Learning Objectives
-
Understand packages and libraries in R and how they work.
-
Learn basics of ggplot2.
-
Calculate and visualize probabilities from:
- Binomial distribution.
- Normal distribution.
Key Functions
ggplot()dbinom()pbinom()geom_segment()pnorm()stat_function()dnorm()geom_area()
Introduction to ggplot2
-
ggplot2 is a powerful visualization package based on the Grammar of Graphics.
-
Three key components in
ggplot():- Data – the dataset.
- Aesthetics (aes) – variables mapped to axes, color, size, etc.
- Geometric object – the type of plot (
geom_histogram,geom_point, etc.).
ggplot Basics Example
Dataset: penguins.csv.
-
Start with data:
ggplot(data = penguins) -
Add aesthetics:
ggplot(data = penguins, aes(x = body_mass_g)) -
Add geometry:
ggplot(data = penguins, aes(x = body_mass_g)) + geom_histogram()
Mnemonic: Data → Aesthetics → Geometric object.
Binomial Distribution in R
Probability Mass Function
-
dbinom(x, size, prob)→ P(X = x)x: number of successes.size: number of trials.prob: probability of success.

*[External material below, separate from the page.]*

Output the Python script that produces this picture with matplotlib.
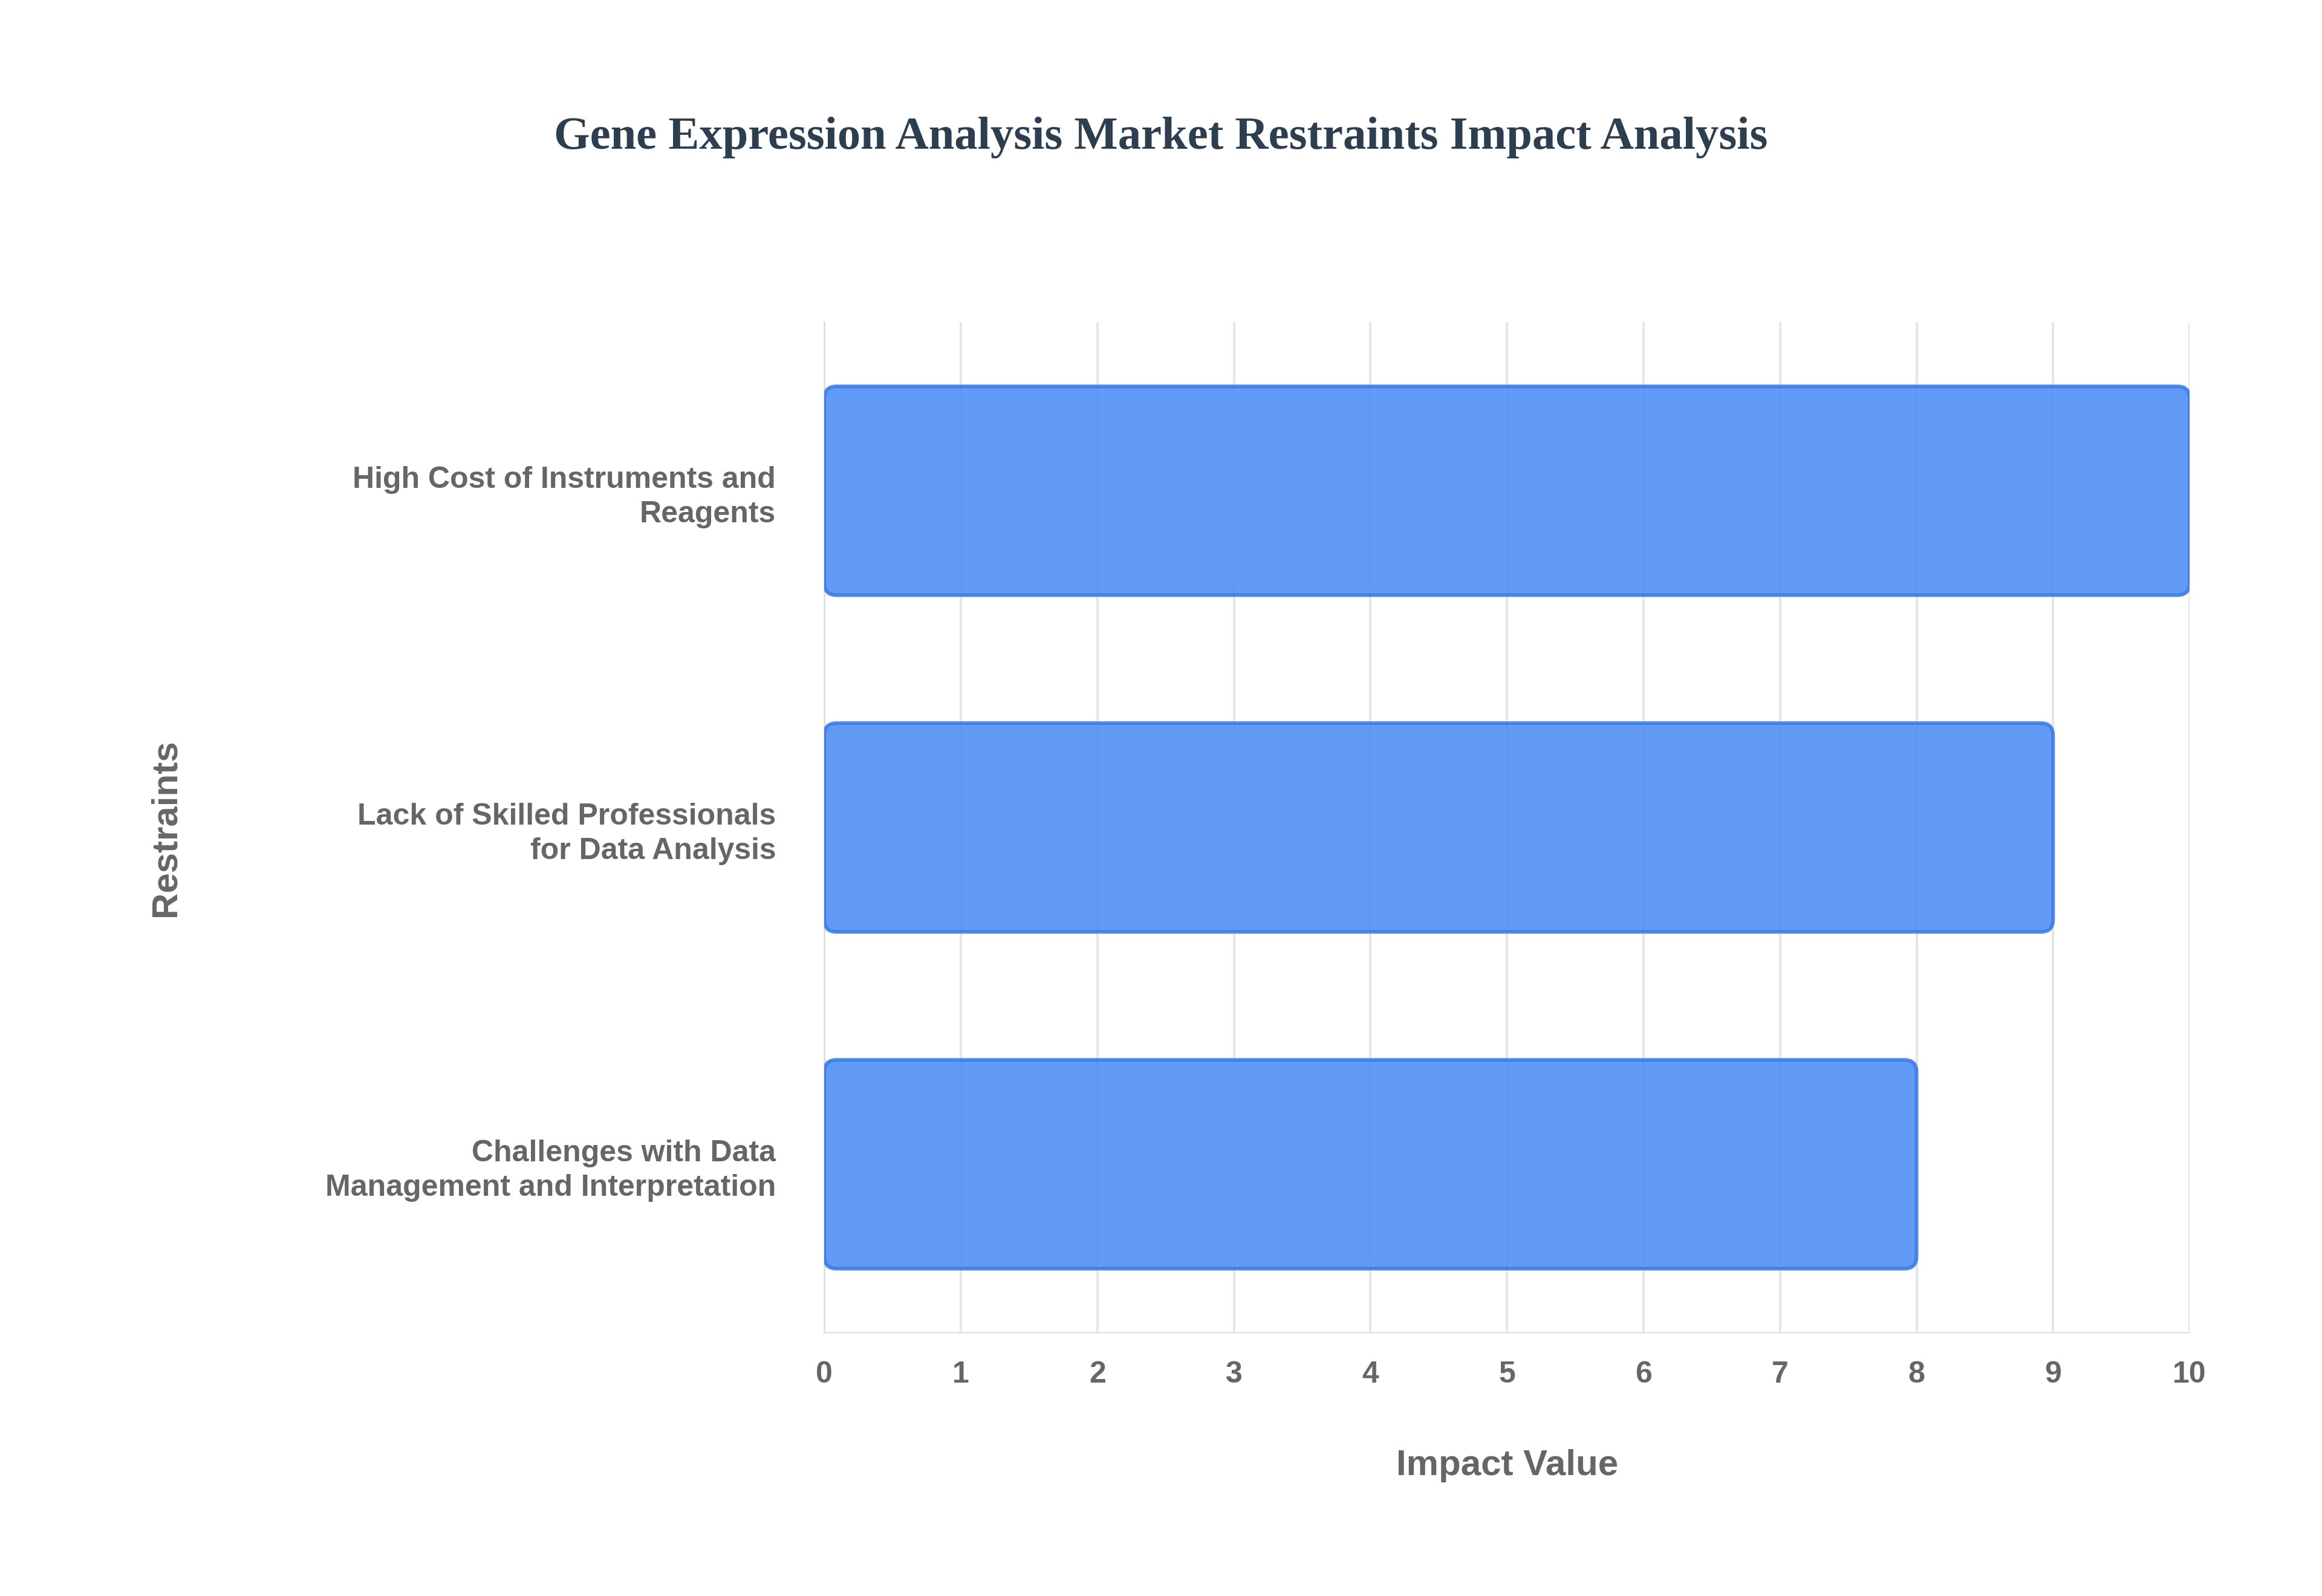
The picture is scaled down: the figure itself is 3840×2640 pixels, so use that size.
import matplotlib
matplotlib.use("Agg")
import matplotlib.pyplot as plt
from matplotlib.patches import FancyBboxPatch

categories = [
    "High Cost of Instruments and\nReagents",
    "Lack of Skilled Professionals\nfor Data Analysis",
    "Challenges with Data\nManagement and Interpretation",
]
values = [10, 9, 8]
x_ticks = list(range(0, 11))

fig = plt.figure(figsize=(16, 11), dpi=240)
ax = fig.add_axes([0.355, 0.165, 0.588, 0.633])

bar_h = 0.62
for i, v in enumerate(values):
    y = i
    patch = FancyBboxPatch(
        (0, y - bar_h / 2), v, bar_h,
        boxstyle="round,pad=0,rounding_size=0.09",
        mutation_aspect=0.4,
        facecolor="#4b8cf5", alpha=0.87,
        edgecolor="#3a7ae8", linewidth=1.8, zorder=3,
    )
    ax.add_patch(patch)

ax.set_xlim(0, 10)
ax.set_ylim(2.5, -0.5)
ax.set_xticks(x_ticks)
ax.set_yticks(range(len(categories)))
ax.set_yticklabels(categories, fontsize=15, fontweight="bold", color="#666666",
                   family="Liberation Sans", linespacing=1.3)
for lbl in ax.get_xticklabels():
    lbl.set_fontsize(15)
    lbl.set_fontweight("bold")
    lbl.set_color("#666666")
    lbl.set_family("Liberation Sans")
ax.tick_params(axis="both", length=0)
ax.tick_params(axis="x", pad=14)
ax.tick_params(axis="y", pad=24)
ax.grid(axis="x", color="#e6e6e6", linewidth=1.2, zorder=0)
ax.set_axisbelow(True)
for s in ["top", "right"]:
    ax.spines[s].set_visible(False)
ax.spines["left"].set_color("#dddddd")
ax.spines["bottom"].set_color("#e6e6e6")

ax.set_xlabel("Impact Value", fontsize=18, fontweight="bold", color="#666666",
              family="Liberation Sans", labelpad=30)
ax.set_ylabel("Restraints", fontsize=18, fontweight="bold", color="#666666",
              family="Liberation Sans", labelpad=40)
ax.yaxis.set_label_coords(-0.47, 0.5)

fig.text(0.5, 0.914, "Gene Expression Analysis Market Restraints Impact Analysis",
         ha="center", va="center", fontsize=23, fontweight="bold",
         color="#2c3e50", family="Liberation Serif")

fig.savefig("out.png", dpi=240)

Example: exactly 3 heads in 4 flips, p=0.5.
dbinom(x = 3, size = 4, prob = 0.5)
Cumulative Distribution
-
pbinom(q, size, prob, lower.tail)→ P(X ≤ q) iflower.tail=TRUE. -
Default:
lower.tail = TRUE.- TRUE → P(X ≤ x).
- FALSE → P(X > x).
Example: at most 1 head in 4 flips.
pbinom(q = 1, size = 4, prob = 0.5)
Binomial Visualization
-
Create a data frame with outcomes and probabilities:
df1 <- data.frame(x = 0:4, y = dbinom(0:4, size = 4, prob = 0.5)) -
Plot with
geom_segment:ggplot(df1, aes(x = x, xend = x, y = 0, yend = y)) + geom_segment() + labs(title = "Binomial(4, 0.5)", x = "Number of Heads", y = "Probability")
Reminder: Always add informative title + axis labels.
Normal Distribution in R
Cumulative Probabilities
-
Function:
pnorm(q, mean, sd, lower.tail). -
Example: P(X < 50) when mean=80, sd=15.
pnorm(q = 50, mean = 80, sd = 15) -
For the standard normal distribution (Z): mean=0, sd=1 (default).
Visualizing Normal PDF
-
Use
stat_function()withdnorm():ggplot(data.frame(x = c(-4, 4)), aes(x = x)) + stat_function(fun = dnorm, args = list(0, 1)) -
Improved with labels and formatting:
ggplot(data.frame(x = c(-4, 4)), aes(x = x)) + stat_function(fun = dnorm, args = list(0, 1), col = "black", lwd = 1) + labs(title = "Normal(0, 1)", x = "", y = "Density")
Shading Areas in Normal Distribution
-
Use
geom_area()to shade regions. -
Example: Shade region where Z ≤ 1.4.
ggplot(data.frame(x = c(-4, 4)), aes(x = x)) + geom_area(stat = "function", fun = dnorm, args = list(0, 1), fill = "lightblue", xlim = c(-4, 1.4)) + stat_function(fun = dnorm, args = list(0, 1), col = "black", lwd = 1) + labs(title = "Normal(0, 1)", y = "Density")
Key: specify xlim for shaded area bounds.
Uniform Distribution in R
-
Function:
punif(q, min, max, lower.tail). -
Example: Wait time between 20–70 minutes. P(X ≥ 30).
punif(q = 30, min = 20, max = 70, lower.tail = FALSE)
General Reminders
-
Always install once, load per session for packages.
-
Binomial distribution: use
dbinom()for exact probabilities,pbinom()for cumulative. -
Normal distribution: use
pnorm()for probabilities,dnorm()for density plotting. -
Uniform distribution: use
punif(). -
Visualizations should always include:
- Title.
- Clear axis labels.
- Professional style suitable for reports.